Justices Samuel Alito Jr. and Brett Kavanaugh joined Roberts’ skepticism that House Democrats’ position would protect presidents against “harassment” by Congress. Alito asked Letter: If Congress only had to show that a subpoena was relevant to some “conceivable” legislative purpose, “that’s not much protection — in fact, that’s no protection, isn’t it?” Letter replied that if a subpoena was solely intended to harass a president, members of Congress wouldn’t be able to offer a legislative reason in the first place.

Justice Stephen Breyer said he was worried about the volume of records being subpoenaed and the burden it would place on anyone, let alone a president, to review them and understand what personal information was being turned over to Congress.

“The fact that what I hold today will also apply to a future Sen. McCarthy asking a future Franklin Roosevelt or Harry Truman exactly the same questions, that bothers me,” Breyer said, referring to the late Sen. Joseph McCarthy, who used his position in the mid–20th century to launch political attacks on the Roosevelt and Truman administrations and alleged a vast conspiracy of communists infiltrating the US government.

In the case involving Vance’s grand jury subpoena, the justices asked questions that suggested they were less interested in adopting Trump lawyer Jay Sekulow’s argument that the president is protected by absolute immunity from any criminal investigation while in office. Roberts pointed out that in the case about Paula Jones’ civil lawsuit against Clinton, the justices rejected the argument that fact-gathering would be a distraction, and questioned how Sekulow could make that argument now.

Sekulow said the Clinton case wasn’t comparable because it was a civil lawsuit and the Vance case involved a criminal investigation, and because the Clinton case was filed in federal court, as opposed to state court. Gorsuch later questioned the lines Sekulow tried to draw between Trump and Clinton, wondering how subjecting a president to the full legal processes involved in a civil lawsuit was less burdensome than a subpoena for records that went to a third party — Trump’s accounting firm — and not the president directly.

Sekulow and Solicitor General Noel Francisco, who argued for the Justice Department in the Vance case, repeatedly brought up the fact that there are more than 2,300 local prosecutors in the US. They argued against empowering local officials with local interests to use state criminal investigations to go after a sitting president. Breyer countered that the Clinton case opened the door to civil lawsuits by potentially many more private litigants hoping to take a president to court, and that hadn’t stopped the court from ruling against Clinton.

Sekulow invoked the coronavirus pandemic as an example of why Trump shouldn’t be burdened with dealing with demands for his records.

“I'm going to call the president of the United States today and say, 'I know you're handling a pandemic right now for the United States, but I need to spend a couple, two to three hours with you, going over a subpoena,'” Sekulow said.

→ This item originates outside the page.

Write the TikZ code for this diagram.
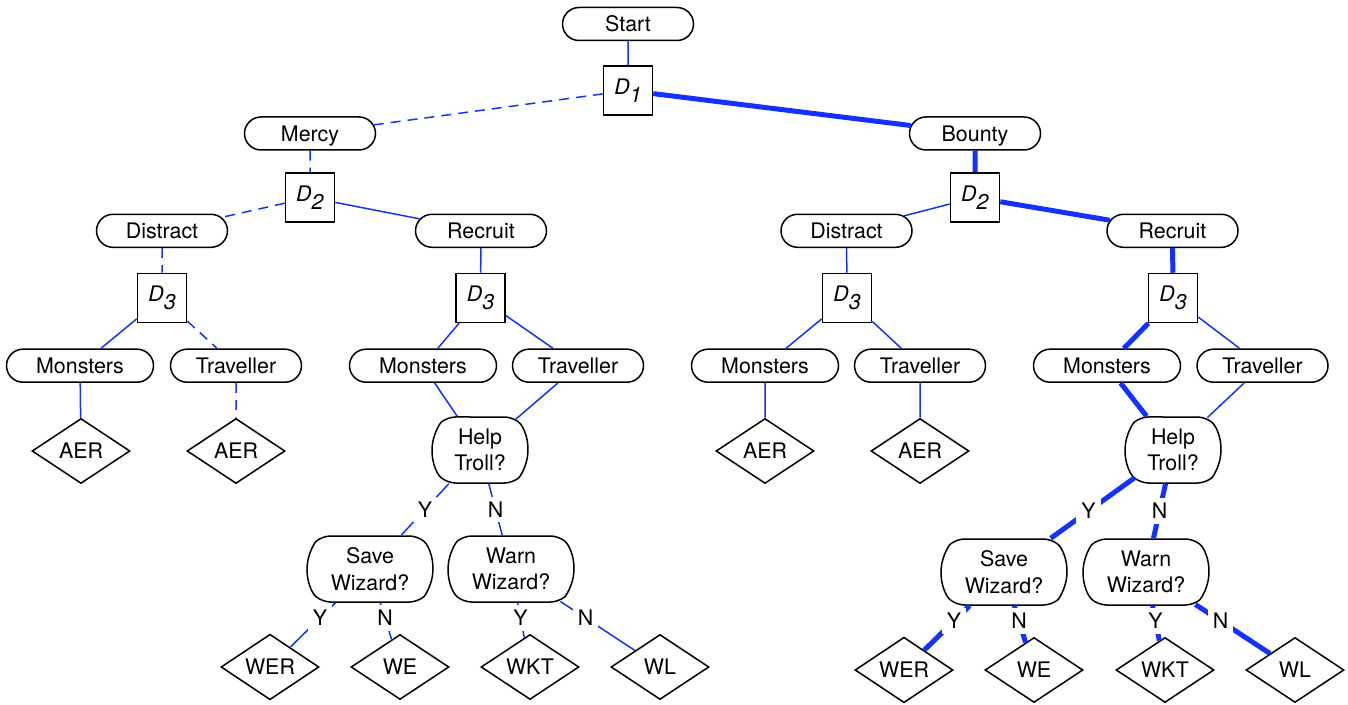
\documentclass[tikz,border=0pt]{standalone}
\usepackage{fontspec}
\setmainfont{TeX Gyre Heros}
\usetikzlibrary{shapes.misc,shapes.geometric,calc}
\definecolor{lnblue}{RGB}{20,50,255}
\newcommand{\dsub}[1]{\textit{D}\raisebox{-4.2pt}{\textit{#1}}}
\begin{document}
\begin{tikzpicture}[x=0.5pt,y=-0.5pt,
  every node/.style={font=\fontsize{10.7}{13.3}\selectfont, text=black},
  pill/.style={draw=black, line width=0.75pt, rounded rectangle, minimum width=65.5pt, minimum height=16.5pt, inner sep=0pt, text height=7.7pt, text depth=0pt},
  widepill/.style={pill, minimum width=73.5pt},
  ques/.style={draw=black, line width=0.75pt, rounded rectangle, rounded rectangle arc length=100, rounded corners=4pt, minimum width=63pt, minimum height=33pt, align=center, inner sep=0pt},
  quesn/.style={ques, minimum width=48pt},
  dec/.style={draw=black, line width=0.75pt, rectangle, minimum size=24.5pt, inner sep=0pt},
  leaf/.style={draw=black, line width=0.75pt, diamond, minimum width=49pt, minimum height=32.5pt, inner sep=0pt},
  thn/.style={draw=lnblue, line width=0.75pt},
  dsh/.style={thn, dash pattern=on 5pt off 3.5pt},
  thk/.style={draw=lnblue, line width=2.5pt},
  lbl/.style={fill=white, inner sep=2.5pt}
]
\useasboundingbox (0,0) rectangle (1348,705);

% nodes
\node[pill] (Start) at (628,24) {Start};
\node[dec] (D1) at (628,90.5) {\dsub{1}};
\node[pill] (Mercy) at (310,133.5) {Mercy};
\node[pill] (Bounty) at (975,133.5) {Bounty};
\node[dec] (D2a) at (310,197.5) {\dsub{2}};
\node[dec] (D2b) at (975,197.5) {\dsub{2}};
\node[pill] (DisA) at (162,230.8) {Distract};
\node[pill] (RecA) at (481,230.8) {Recruit};
\node[pill] (DisB) at (846.5,230.8) {Distract};
\node[pill] (RecB) at (1172.5,230.8) {Recruit};
\node[dec] (D3a) at (162,298) {\dsub{3}};
\node[dec] (D3b) at (480.5,298) {\dsub{3}};
\node[dec] (D3c) at (847,298) {\dsub{3}};
\node[dec] (D3d) at (1173,298) {\dsub{3}};
\node[widepill] (MonA) at (80,365.7) {Monsters};
\node[pill] (TraA) at (236,365.7) {Traveller};
\node[widepill] (MonB) at (423,365.7) {Monsters};
\node[pill] (TraB) at (578,365.7) {Traveller};
\node[widepill] (MonC) at (765,365.7) {Monsters};
\node[pill] (TraC) at (920,365.7) {Traveller};
\node[widepill] (MonD) at (1107,365.7) {Monsters};
\node[pill] (TraD) at (1262.5,365.7) {Traveller};
\node[leaf] (AER1) at (81,451) {AER};
\node[leaf] (AER2) at (236,451) {AER};
\node[leaf] (AER3) at (765,451) {AER};
\node[leaf] (AER4) at (920,451) {AER};
\node[quesn] (HelpB) at (480,450) {Help\\Troll?};
\node[quesn] (HelpD) at (1173,450) {Help\\Troll?};
\node[ques] (SaveB) at (370,569) {Save\\Wizard?};
\node[ques] (WarnB) at (511,569) {Warn\\Wizard?};
\node[ques] (SaveD) at (1004,572) {Save\\Wizard?};
\node[ques] (WarnD) at (1146,572) {Warn\\Wizard?};
\node[leaf] (WERb) at (270,667) {WER};
\node[leaf] (WEb) at (400,667) {WE};
\node[leaf] (WKTb) at (530,667) {WKT};
\node[leaf] (WLb) at (660,667) {WL};
\node[leaf] (WERd) at (904,670) {WER};
\node[leaf] (WEd) at (1034,670) {WE};
\node[leaf] (WKTd) at (1165,670) {WKT};
\node[leaf] (WLd) at (1295,670) {WL};

% connectors
\draw[thn] (Start) -- (D1);
\draw[dsh] (D1) -- (Mercy);
\draw[thk] (D1) -- (Bounty);
% Mercy subtree
\draw[dsh] (Mercy) -- (D2a);
\draw[dsh] (D2a) -- (DisA);
\draw[thn] (D2a) -- (RecA);
\draw[dsh] (DisA) -- (D3a);
\draw[thn] (D3a) -- (MonA);
\draw[dsh] (D3a) -- (TraA);
\draw[thn] (MonA) -- (AER1);
\draw[dsh] (TraA) -- (AER2);
\draw[thn] (RecA) -- (D3b);
\draw[thn] (D3b) -- (MonB);
\draw[thn] (D3b) -- (TraB);
\draw[thn] (MonB) -- (HelpB);
\draw[thn] (TraB) -- (HelpB);
\draw[thn] (HelpB) -- (SaveB);
\draw[thn] (HelpB) -- (WarnB);
\draw[thn] (SaveB) -- (WERb);
\draw[thn] (SaveB) -- (WEb);
\draw[thn] (WarnB) -- (WKTb);
\draw[thn] (WarnB) -- (WLb);
% Bounty subtree
\draw[thk] (Bounty) -- (D2b);
\draw[thn] (D2b) -- (DisB);
\draw[thk] (D2b) -- (RecB);
\draw[thn] (DisB) -- (D3c);
\draw[thn] (D3c) -- (MonC);
\draw[thn] (D3c) -- (TraC);
\draw[thn] (MonC) -- (AER3);
\draw[thn] (TraC) -- (AER4);
\draw[thk] (RecB) -- (D3d);
\draw[thk] (D3d) -- (MonD);
\draw[thn] (D3d) -- (TraD);
\draw[thk] (MonD) -- (HelpD);
\draw[thn] (TraD) -- (HelpD);
\draw[thk] (HelpD) -- (SaveD);
\draw[thk] (HelpD) -- (WarnD);
\draw[thk] (SaveD) -- (WERd);
\draw[thk] (SaveD) -- (WEd);
\draw[thk] (WarnD) -- (WKTd);
\draw[thk] (WarnD) -- (WLd);

% labels
\node[lbl] (l1) at ($(HelpB)!0.5!(SaveB)$) {Y};
\node[lbl] (l2) at ($(HelpB)!0.5!(WarnB)$) {N};
\node[lbl] (l3) at ($(SaveB)!0.5!(WERb)$) {Y};
\node[lbl] (l4) at ($(SaveB)!0.5!(WEb)$) {N};
\node[lbl] (l5) at ($(WarnB)!0.5!(WKTb)$) {Y};
\node[lbl] (l6) at ($(WarnB)!0.5!(WLb)$) {N};
\node[lbl] (l7) at ($(HelpD)!0.5!(SaveD)$) {Y};
\node[lbl] (l8) at ($(HelpD)!0.5!(WarnD)$) {N};
\node[lbl] (l9) at ($(SaveD)!0.5!(WERd)$) {Y};
\node[lbl] (l10) at ($(SaveD)!0.5!(WEd)$) {N};
\node[lbl] (l11) at ($(WarnD)!0.5!(WKTd)$) {Y};
\node[lbl] (l12) at ($(WarnD)!0.5!(WLd)$) {N};
\end{tikzpicture}
\end{document}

The Justice Department offered the court an alternative to Sekulow’s total immunity position, which was to require that a prosecutor go to court and set a high bar for proving that they had a special need to subpoena a president.

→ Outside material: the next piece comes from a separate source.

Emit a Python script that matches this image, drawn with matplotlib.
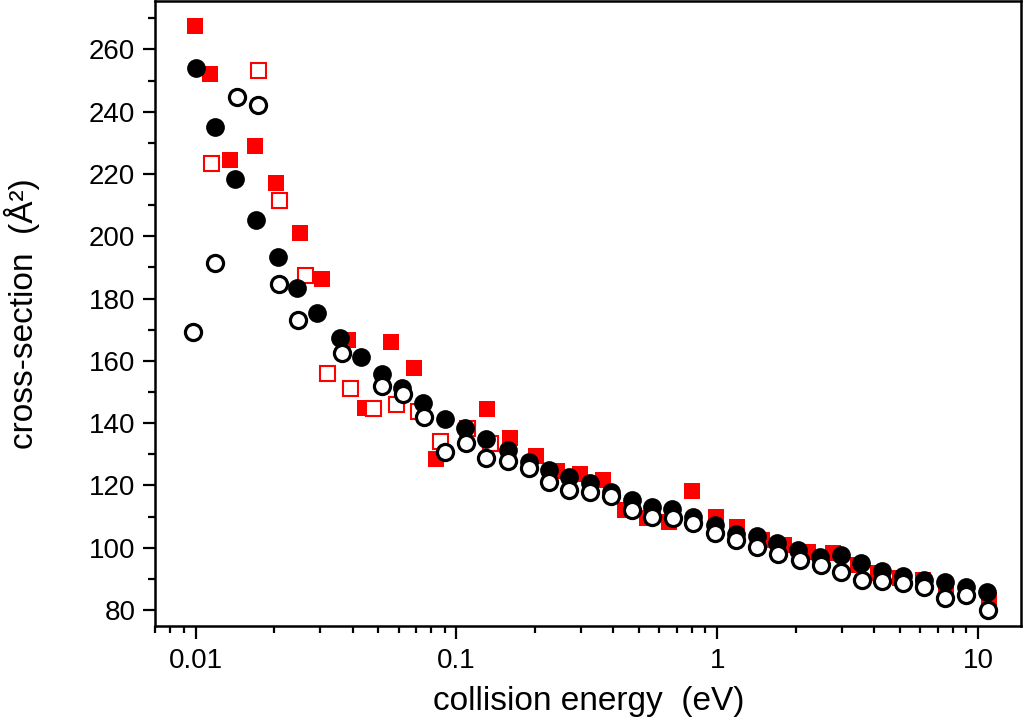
import matplotlib
matplotlib.use("Agg")
import matplotlib.pyplot as plt
from matplotlib.ticker import FixedLocator, MultipleLocator, LogLocator, NullFormatter

# collision energy (eV) and cross-section (A^2)
e_filled_circ = [0.0100, 0.0119, 0.0142, 0.0171, 0.0206, 0.0244, 0.0293, 0.0359,
                 0.0429, 0.0516, 0.0621, 0.0747, 0.0900, 0.108, 0.130, 0.157,
                 0.189, 0.227, 0.271, 0.326, 0.393, 0.473, 0.564, 0.672, 0.809,
                 0.982, 1.18, 1.42, 1.70, 2.04, 2.48, 2.99, 3.56, 4.29, 5.16,
                 6.21, 7.47, 9.00, 10.8]
cs_filled_circ = [253.9, 235.0, 218.3, 205.2, 193.4, 183.4, 175.4, 167.4,
                  161.3, 155.9, 151.4, 146.6, 141.5, 138.3, 134.8, 131.3,
                  127.4, 124.9, 122.6, 120.7, 117.8, 115.2, 113.0, 112.3, 109.8,
                  107.2, 104.3, 103.7, 101.4, 99.2, 97.0, 97.6, 95.0, 92.5, 90.9,
                  89.6, 88.9, 87.4, 85.8]

e_open_circ = [0.0098, 0.0119, 0.0144, 0.0173, 0.0208, 0.0246, 0.0363, 0.0519,
               0.0624, 0.0751, 0.0900, 0.109, 0.130, 0.157, 0.189, 0.227,
               0.271, 0.326, 0.393, 0.473, 0.564, 0.677, 0.809, 0.982, 1.18,
               1.42, 1.71, 2.08, 2.50, 2.99, 3.58, 4.29, 5.16, 6.21, 7.47,
               9.00, 10.9]
cs_open_circ = [169.4, 191.5, 244.6, 242.1, 184.7, 173.2, 162.6, 152.0,
                149.5, 142.1, 130.6, 133.5, 128.7, 128.0, 125.5, 121.0,
                118.4, 117.8, 116.5, 112.0, 109.8, 109.5, 107.9, 104.7, 102.4,
                100.2, 97.9, 96.0, 94.4, 92.2, 89.6, 89.3, 88.6, 87.4, 83.8,
                84.8, 80.0]

e_filled_sq = [0.0099, 0.0113, 0.0136, 0.0169, 0.0204, 0.0252, 0.0305, 0.0385,
               0.0447, 0.0559, 0.0690, 0.0834, 0.131, 0.161, 0.201, 0.244,
               0.297, 0.366, 0.441, 0.540, 0.656, 0.803, 0.987, 1.19, 1.49,
               1.81, 2.23, 2.77, 3.45, 4.13, 5.02, 6.17, 7.54, 11.0]
cs_filled_sq = [267.4, 252.0, 224.4, 228.9, 217.1, 201.1, 186.3, 166.8,
                145.0, 166.1, 157.8, 128.4, 144.4, 135.1, 129.6, 124.8,
                123.6, 121.6, 112.0, 109.5, 108.2, 118.1, 109.8, 106.6, 102.4,
                100.8, 98.6, 98.2, 94.5, 91.8, 90.4, 89.6, 86.4, 83.2]

e_open_sq = [0.0115, 0.0173, 0.0208, 0.0262, 0.0318, 0.0389, 0.0479, 0.0588,
             0.0712, 0.0862, 0.110, 0.134]
cs_open_sq = [223.5, 253.3, 211.6, 187.6, 156.2, 151.4, 145.0, 146.0,
              144.0, 134.4, 138.3, 133.5]

red = "#ff0000"
sans = ["Liberation Sans", "DejaVu Sans"]

fig = plt.figure(figsize=(10.25, 7.27), dpi=100)
ax = fig.add_axes([0.151, 0.139, 0.845, 0.859])

ax.plot(e_filled_sq, cs_filled_sq, "s", ms=12.2, color=red, mec=red, mew=0, zorder=2)
ax.plot(e_open_sq, cs_open_sq, "s", ms=10.8, mfc="white", mec=red, mew=1.5, zorder=3)
ax.plot(e_filled_circ, cs_filled_circ, "o", ms=13.5, color="black", mew=0, zorder=4)
ax.plot(e_open_circ, cs_open_circ, "o", ms=11.6, mfc="white", mec="black", mew=2.3, zorder=5)

ax.set_xscale("log")
ax.set_xlim(0.00697, 14.6)
ax.set_ylim(74.9, 275.4)

ax.xaxis.set_major_locator(FixedLocator([0.01, 0.1, 1, 10]))
ax.set_xticklabels(["0.01", "0.1", "1", "10"])
ax.xaxis.set_minor_locator(LogLocator(base=10, subs=range(2, 10)))
ax.xaxis.set_minor_formatter(NullFormatter())

ax.yaxis.set_major_locator(MultipleLocator(20))
ax.yaxis.set_minor_locator(MultipleLocator(10))

ax.tick_params(which="major", direction="out", length=9, width=1.6, pad=5,
               labelsize=20, labelfontfamily="Liberation Sans")
ax.tick_params(which="minor", direction="out", length=5, width=1.6)
ax.tick_params(axis="x", which="major", pad=7)
for s in ax.spines.values():
    s.set_linewidth(1.8)

ax.set_xlabel("collision energy  (eV)", family=sans, fontsize=24, va="center")
ax.set_ylabel("cross-section  (Å²)", family=sans, fontsize=24, va="center")
ax.xaxis.set_label_coords(0.501, -0.121)
ax.yaxis.set_label_coords(-0.153, 0.5)

fig.savefig("out.png", dpi=100)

Carey Dunne, representing Vance’s office, agreed that courts had a role to play in reviewing grand jury subpoenas in this situation, but argued the Justice Department had the order wrong — a president should have to first prove that a request would be burdensome, and only then would a prosecutor have to show they had a special need for the information. He also offered a different standard than the Justice Department for what a prosecutor would have to show in court.

The three cases reached the Supreme Court after Trump repeatedly lost each case in the lower courts. The Supreme Court agreed in December to hear the three cases together and put on hold the federal appeals court rulings that would have required Mazars and the banks to turn over Trump’s tax returns and financial records.